West Texas Intermediate (WTI), the US oil benchmark advances for the fifth consecutive day, is trading at $78.67, up 1.59% during the day at the time of writing. 

The market sentiment remains upbeat, as can be witnessed by US stock indices rising between 0.74% and  1.53%. However, inflationary pressures keep threatening an economic slowdown. Crude oil is printing a fresh seven-year high boosted by surging natural gas prices, more expensive electricity across Europe, and China’s government ordering top state-owned energy companies to secure supplies for this winter at all costs.

Further, on Monday, the Organization of the Petroleum Exporting Countries and its allies (OPEC+) decided a minimal output increase of 400,000 barrels per day for November, triggering a $3 spike on WTI’s price.

Later during the American session, the American Petroleum Institute will release its Crude Oil Stockpiles for the week ending on October 1. The previous reading was 4.127M. If the release is below that figure, it could propel WTI price higher.

WTI Price Forecast: Technical outlook

WTI jumped above $78.00, left that price level as the first support. However, a daily close above $79.00 could push that first demand zone higher. 

In case of that outcome, the first resistance would be $80.00.  A break above the latter could pave the way for further gains, and a move towards $90.00 and beyond is on the books.

However, there would be some hurdles on the way up.

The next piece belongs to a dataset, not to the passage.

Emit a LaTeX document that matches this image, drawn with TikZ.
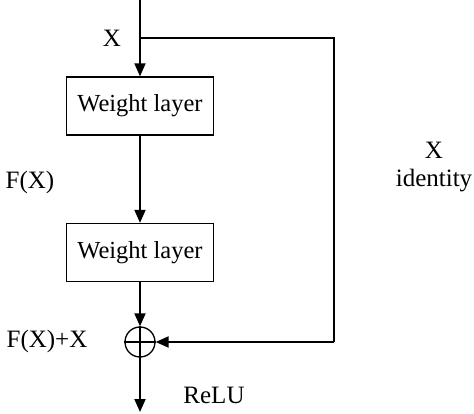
\documentclass[tikz,border=0pt]{standalone}
\usepackage{fontspec}
\setmainfont{Liberation Serif}
\usetikzlibrary{arrows.meta}
\begin{document}
\begin{tikzpicture}[x=1pt,y=-1pt,
  line width=2pt,
  arr/.style={-{Triangle[length=13pt,width=11pt]}},
  wbox/.style={draw,line width=1.3pt,minimum width=147pt,minimum height=58pt,inner sep=0pt,font=\fontsize{24.5}{28}\selectfont},
  lbl/.style={font=\fontsize{25}{28}\selectfont,inner sep=0pt}]
\useasboundingbox (0,0) rectangle (474,414);
\coordinate (top) at (140,0);
\coordinate (br) at (140,38);
\coordinate (cr) at (334,38);
\coordinate (cb) at (334,342);
\coordinate (out) at (140,412);
\node[wbox] (w1) at (140,106) {Weight layer};
\node[wbox] (w2) at (140,252.5) {Weight layer};
\node[draw,circle,line width=1.3pt,minimum size=30pt,inner sep=0pt] (sum) at (140,342) {};
\draw[line width=1.3pt] (sum.north) -- (sum.south) (sum.west) -- (sum.east);
\draw[arr] (top) -- (w1.north);
\draw (br) -- (cr) -- (cb);
\draw[arr] (cb) -- (sum.east);
\draw[arr] (w1.south) -- (w2.north);
\draw[arr] (w2.south) -- (sum.north);
\draw[arr] (sum.south) -- (out);
\node[lbl] (lx) at (112,38) {X};
\node[lbl] (lf) at (30,182) {F(X)};
\node[lbl] (lx2) at (434,150) {X};
\node[lbl] (lid) at (434,181) {identity};
\node[lbl] (lfx) at (47,341) {F(X)+X};
\node[lbl] (lr) at (214,395) {ReLU};
\end{tikzpicture}
\end{document}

The swing low of November 2012, around $84.04, would be the first resistance, followed by the January 2014 lows of approximately $91.21.

On the flip side, failure at $79.00, the immediate support would be $78.00. A breach of the latter would expose key support levels,  the July 6 high at $76.95, followed by the July 13 high at $75.47.

The Relative Strength Index (RSI) is at 74, aiming higher, in oversolde levels, suggesting that WTI could be headed for a lower correction before resuming its uptrend.